Timothy McVeigh & Terry Nichols: Oklahoma Bombing
Nichols Prosecution Wrap-Up
By Rachael Bell
Approximately three weeks into the trial the defense called for a dismissal of the state's cases due to failure to turn over evidence and new information relevant to the case, reported Tim Talley in an April 12, 2004 AP Worldstream article. However, the prosecuting team claimed that they had handed over all the available documents. After a week and a half, the judge decided that there was no substantial evidence that the prosecution withheld evidence and denied the defenses motion.

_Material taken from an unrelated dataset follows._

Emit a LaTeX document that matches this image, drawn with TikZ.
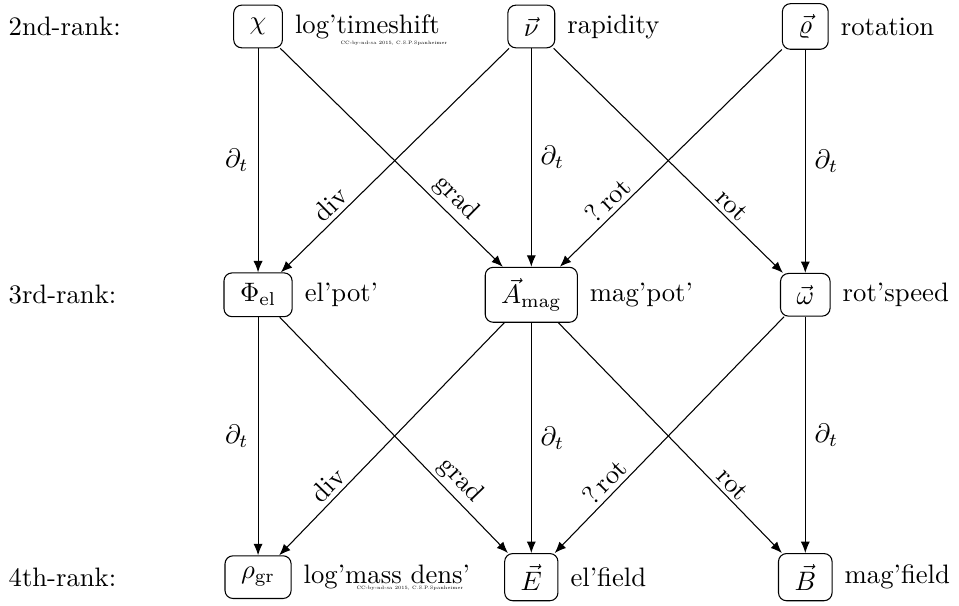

The day before the judge denied the motion, the prosecution presented its star witness to the court. Michael Fortier, 35, a longtime friend of both Nichols and McVeigh who previously received a 12-year sentence for withholding information about the bombing, testified for approximately five hours concerning Nichols' and McVeigh's plotting of the attack. Newsday reported in an April 21, 2004 article that Fortier suggested that Nichols was "deeply involved" with McVeigh during the planning of the attack and that the two men purchased the ammonium nitrate to use in the making of the bomb. Moreover, according to the article, Fortier claimed that "McVeigh and Nichols also burglarized a Kansas rock quarry near Nichols' home and stole (a) detonation cord, blasting caps and other explosives," which were allegedly used in the construction of the bomb.

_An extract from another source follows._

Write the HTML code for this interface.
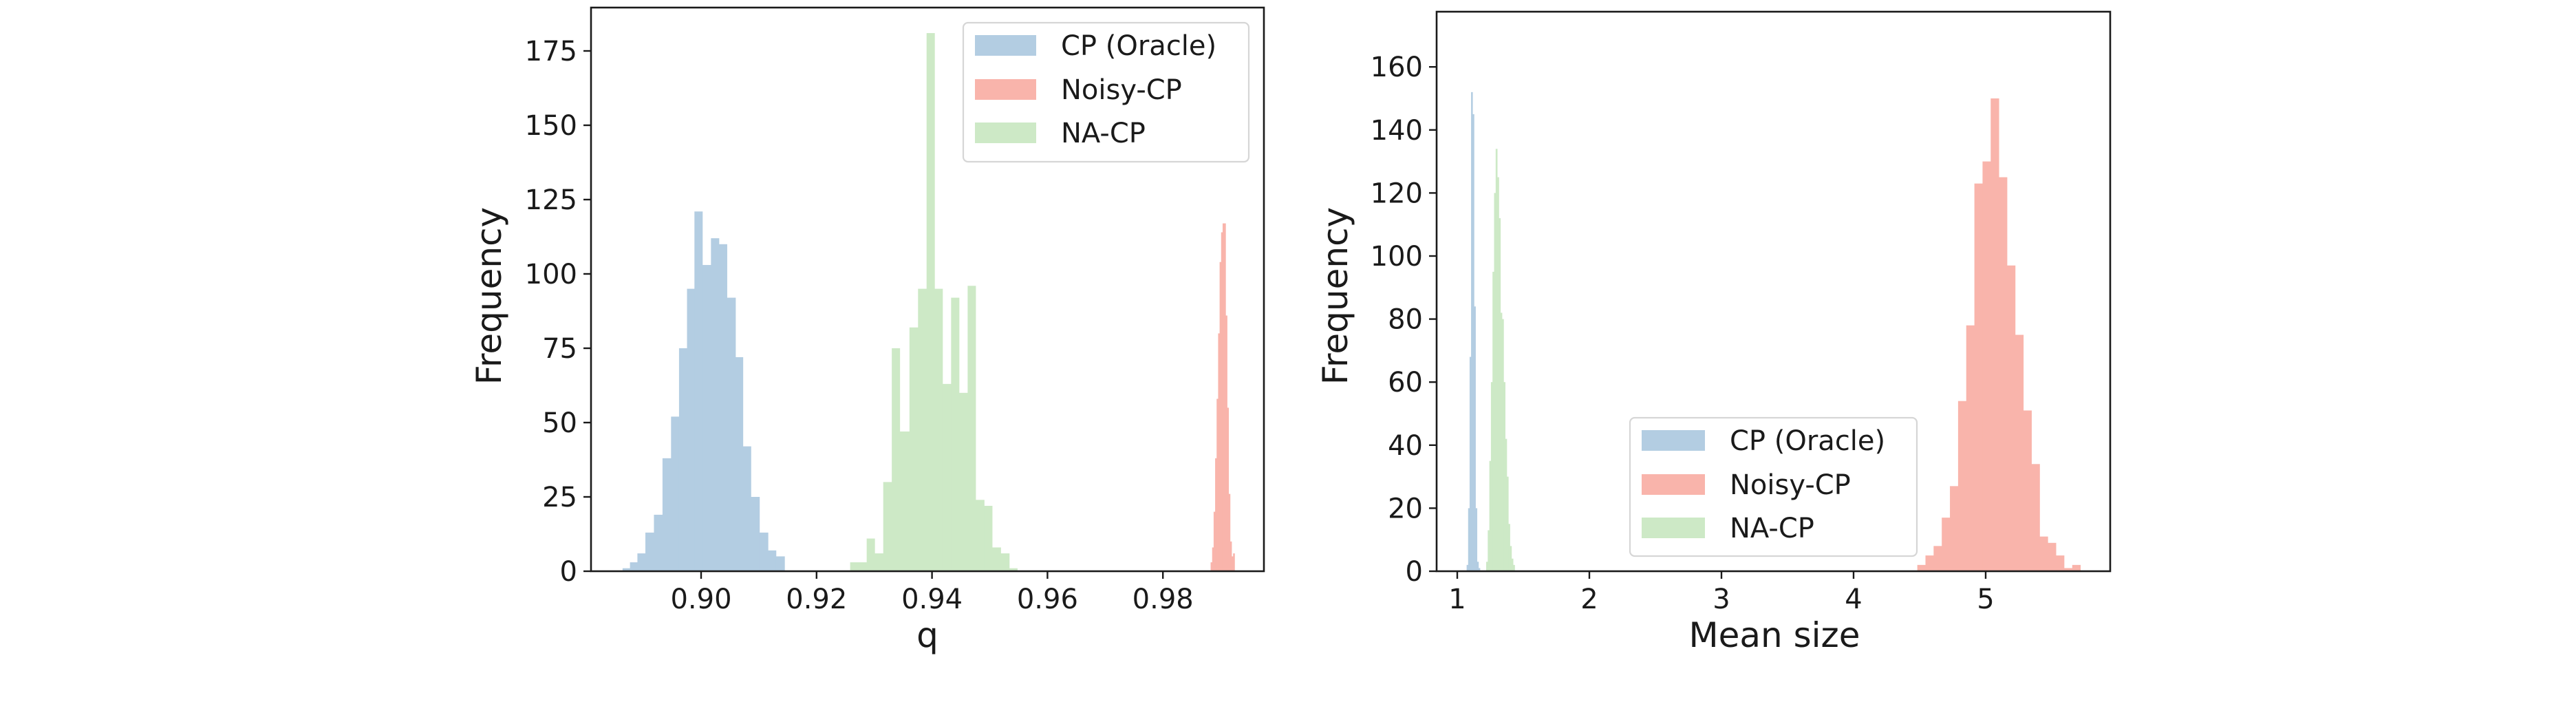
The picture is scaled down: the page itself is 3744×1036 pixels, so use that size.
<!DOCTYPE html>
<html><head><meta charset="utf-8"><style>
html,body{margin:0;padding:0;background:#fff}
svg{display:block}
text{font-family:"DejaVu Sans","Liberation Sans",sans-serif;fill:#1a1a1a}
</style></head><body>
<svg id="s" width="3744" height="1036" xmlns="http://www.w3.org/2000/svg">
<rect width="3744" height="1036" fill="#fff"/>
<g id="bars"></g>
<g id="axes"></g>
</svg>
<script>
const NS="http://www.w3.org/2000/svg";
const bars=document.getElementById('bars'), axes=document.getElementById('axes');
function el(p,tag,a,txt){const e=document.createElementNS(NS,tag);for(const k in a)e.setAttribute(k,a[k]);if(txt!==undefined)e.textContent=txt;p.appendChild(e);return e;}
const BLUE="#b3cde2",RED="#f9b4ab",GREEN="#cde9c6";
function L(col,list){for(const [a,b,v] of list){const x1=652+0.829*a,x2=652+0.829*b;el(bars,'rect',{x:x1,y:830-v*4.32,width:x2-x1+0.4,height:v*4.32,fill:col});}}
L(BLUE,[[305,318,1],[318,331,3],[331,345,6],[345,360,13],[360,375,19],[375,390,38],[390,404,52],[404,418,75],[418,431,95],[431,445,121],[445,460,103],[460,474,112],[474,488,110],[488,503,92],[503,516,72],[516,530,42],[530,545,25],[545,560,13],[560,574,7],[574,589,5]]);
L(GREEN,[[704,733,3],[733,747,11],[747,762,6],[762,777,30],[777,791,75],[791,808,47],[808,823,82],[823,838,95],[838,852,181],[852,866,95],[866,881,63],[881,895,92],[895,910,60],[910,924,96],[924,939,24],[939,953,22],[953,968,8],[968,983,6],[983,997,1]]);
(function(){const h=[3,8,20,38,58,80,104,114,117,117,86,55,26,10,5,6];const w=(1378-1336)/h.length;L(RED,h.map((v,i)=>[1336+i*w,1336+(i+1)*w,v]));})();
function R(col,list){for(const [a,b,v] of list){const x1=1900+0.767*a,x2=1900+0.767*b;el(bars,'rect',{x:x1,y:830-v*4.58,width:x2-x1+0.4,height:v*4.58,fill:col});}}
(function(){const h=[2,20,68,152,145,84,20,3,1];R(BLUE,h.map((v,i)=>[302+i*2.8,302+(i+1)*2.8,v]));})();
(function(){const h=[3,13,35,60,95,120,134,125,112,82,80,60,42,30,15,8,4,2];R(GREEN,h.map((v,i)=>[339+i*3,339+(i+1)*3,v]));})();
(function(){const h=[2,5,8,17,27,54,78,123,130,150,125,97,75,51,34,11,9,5,1,2];R(RED,h.map((v,i)=>[1156+i*15.45,1156+(i+1)*15.45,v]));})();

function frame(x0,x1,y0,y1){el(axes,'rect',{x:x0,y:y0,width:x1-x0,height:y1-y0,fill:'none',stroke:'#1a1a1a','stroke-width':2.6});}
frame(859,1837,11,830);
frame(2088,3067,17,830);
function yt(x0,y,lab){el(axes,'line',{x1:x0-11,x2:x0,y1:y,y2:y,stroke:'#1a1a1a','stroke-width':2.4});el(axes,'text',{x:x0-20,y:y+14,'font-size':40,'text-anchor':'end'},lab);}
function xt(x,y0,lab){el(axes,'line',{x1:x,x2:x,y1:y0,y2:y0+11,stroke:'#1a1a1a','stroke-width':2.4});el(axes,'text',{x:x,y:y0+54,'font-size':40,'text-anchor':'middle'},lab);}
for(let v=0;v<=175;v+=25)yt(859,830-v*4.32,String(v));
['0.90','0.92','0.94','0.96','0.98'].forEach((l,i)=>xt(1019+i*167.8,830,l));
for(let v=0;v<=160;v+=20)yt(2088,830-v*4.58,String(v));
[1,2,3,4,5].forEach((l,i)=>xt(2118+i*192,830,String(l)));
el(axes,'text',{x:0,y:0,'font-size':50,'text-anchor':'middle',transform:'translate(728,430) rotate(-90)'},'Frequency');
el(axes,'text',{x:0,y:0,'font-size':50,'text-anchor':'middle',transform:'translate(1958,430) rotate(-90)'},'Frequency');
el(axes,'text',{x:1348,y:940,'font-size':50,'text-anchor':'middle'},'q');
el(axes,'text',{x:2579,y:940,'font-size':50,'text-anchor':'middle'},'Mean size');
function legend(x0,y0,w,h,px,pw,tx,rows){el(axes,'rect',{x:x0,y:y0,width:w,height:h,rx:7,fill:'#fff','fill-opacity':0.8,stroke:'#d6d6d6','stroke-width':2.2});
 const items=[['CP (Oracle)',BLUE],['Noisy-CP',RED],['NA-CP',GREEN]];
 items.forEach(([t,c],i)=>{const cy=rows[i];el(axes,'rect',{x:px,y:cy-15,width:pw,height:30,fill:c});el(axes,'text',{x:tx,y:cy+14,'font-size':40},t);});}
legend(1400,33,415,202,1417,89,1542,[66,130,193]);
legend(2369,607,417,201,2386,92,2514,[640,704,767]);
</script>
</body></html>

Fortier was also asked to participate in the deadly scheme, yet he refused to be a part of it. He didn't alert the police of the plot because he didn't believe Nichols and McVeigh would actually follow through with their plans, Newsday reported. It was a mistake that cost 168 lives.

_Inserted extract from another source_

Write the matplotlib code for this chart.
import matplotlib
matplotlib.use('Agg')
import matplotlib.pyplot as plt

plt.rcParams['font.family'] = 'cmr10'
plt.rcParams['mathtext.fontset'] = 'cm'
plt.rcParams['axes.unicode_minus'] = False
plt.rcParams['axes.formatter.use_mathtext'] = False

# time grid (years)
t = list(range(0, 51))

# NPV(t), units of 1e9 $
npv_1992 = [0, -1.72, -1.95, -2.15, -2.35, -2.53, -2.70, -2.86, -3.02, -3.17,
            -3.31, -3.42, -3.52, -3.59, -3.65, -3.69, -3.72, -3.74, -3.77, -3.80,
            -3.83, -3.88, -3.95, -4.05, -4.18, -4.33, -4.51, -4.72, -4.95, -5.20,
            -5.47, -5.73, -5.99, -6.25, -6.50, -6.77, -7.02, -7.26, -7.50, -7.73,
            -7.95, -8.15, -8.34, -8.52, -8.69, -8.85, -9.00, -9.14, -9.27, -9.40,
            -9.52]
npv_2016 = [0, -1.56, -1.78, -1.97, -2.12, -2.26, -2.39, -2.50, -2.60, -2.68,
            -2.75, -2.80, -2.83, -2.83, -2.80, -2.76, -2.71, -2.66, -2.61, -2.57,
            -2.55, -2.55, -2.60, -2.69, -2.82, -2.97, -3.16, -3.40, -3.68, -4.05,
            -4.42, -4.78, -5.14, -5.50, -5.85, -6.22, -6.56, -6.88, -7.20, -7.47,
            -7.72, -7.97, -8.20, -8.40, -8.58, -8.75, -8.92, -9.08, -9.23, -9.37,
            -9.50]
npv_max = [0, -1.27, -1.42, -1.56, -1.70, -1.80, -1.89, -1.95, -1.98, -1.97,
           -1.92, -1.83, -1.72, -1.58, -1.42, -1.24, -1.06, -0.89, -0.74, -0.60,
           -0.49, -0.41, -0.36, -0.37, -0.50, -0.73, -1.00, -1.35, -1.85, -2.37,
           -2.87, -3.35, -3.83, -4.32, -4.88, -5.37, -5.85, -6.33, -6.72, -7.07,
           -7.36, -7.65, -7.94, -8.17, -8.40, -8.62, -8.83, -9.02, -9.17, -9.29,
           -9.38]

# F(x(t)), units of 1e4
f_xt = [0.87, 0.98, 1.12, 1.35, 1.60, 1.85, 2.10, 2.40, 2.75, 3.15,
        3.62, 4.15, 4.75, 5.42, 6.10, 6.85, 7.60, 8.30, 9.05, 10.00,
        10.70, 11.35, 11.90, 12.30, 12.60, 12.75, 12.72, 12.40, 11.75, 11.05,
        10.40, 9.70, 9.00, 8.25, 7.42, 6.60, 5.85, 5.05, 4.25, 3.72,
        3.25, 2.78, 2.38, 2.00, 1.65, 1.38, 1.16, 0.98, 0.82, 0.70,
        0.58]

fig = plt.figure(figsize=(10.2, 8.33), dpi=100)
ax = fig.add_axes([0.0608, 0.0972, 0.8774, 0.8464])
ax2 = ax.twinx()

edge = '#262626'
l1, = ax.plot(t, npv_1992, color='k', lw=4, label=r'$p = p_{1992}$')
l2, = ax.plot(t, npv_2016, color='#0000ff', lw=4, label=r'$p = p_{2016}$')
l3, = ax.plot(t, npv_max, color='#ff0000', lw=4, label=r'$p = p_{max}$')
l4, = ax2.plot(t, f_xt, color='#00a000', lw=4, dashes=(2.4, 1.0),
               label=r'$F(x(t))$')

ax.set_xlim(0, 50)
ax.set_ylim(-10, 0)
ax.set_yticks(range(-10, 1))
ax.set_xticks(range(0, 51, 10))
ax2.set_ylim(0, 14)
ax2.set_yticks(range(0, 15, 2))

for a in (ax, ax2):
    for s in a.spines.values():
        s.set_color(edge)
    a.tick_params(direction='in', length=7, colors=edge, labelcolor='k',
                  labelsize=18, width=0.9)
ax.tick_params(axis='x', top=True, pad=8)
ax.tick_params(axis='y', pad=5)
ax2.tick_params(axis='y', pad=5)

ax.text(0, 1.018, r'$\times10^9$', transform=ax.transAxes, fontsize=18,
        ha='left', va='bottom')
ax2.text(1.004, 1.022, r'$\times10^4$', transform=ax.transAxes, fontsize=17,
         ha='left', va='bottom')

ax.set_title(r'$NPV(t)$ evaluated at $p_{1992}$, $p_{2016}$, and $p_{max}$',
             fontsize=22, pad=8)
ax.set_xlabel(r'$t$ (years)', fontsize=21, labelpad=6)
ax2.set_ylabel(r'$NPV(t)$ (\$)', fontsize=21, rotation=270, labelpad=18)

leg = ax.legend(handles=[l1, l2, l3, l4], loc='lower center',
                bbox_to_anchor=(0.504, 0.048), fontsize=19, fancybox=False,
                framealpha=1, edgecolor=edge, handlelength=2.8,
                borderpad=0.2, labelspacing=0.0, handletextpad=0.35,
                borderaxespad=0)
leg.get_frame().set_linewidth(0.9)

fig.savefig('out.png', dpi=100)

After 29 days, the testimony of 151 witnesses and approximately a thousand pieces of evidence, the prosecution finally rested their case on April 30, 2004. A UPI article released on the same day reported that the last witnesses to testify were doctors who, "described the fatal injuries suffered by 30 of the 168 people killed" in the attack. One particularly interesting piece of evidence, which emerged during testimony, was that of an unidentified leg found at the sight of the bombing.
It was suggested by McVeigh's defense team that the leg, which was wore a "military style boot," and thought to have come from a biracial woman, possibly came from the "real" bomber, Talley stated in a April 26, 2004 AP Online article. It was believed that Nichols' defense team would also use the gruesome evidence to support their argument that other conspirators were involved in the attack. The defenses arguments were expected to last several weeks and involve the testimony of at least 100 witnesses.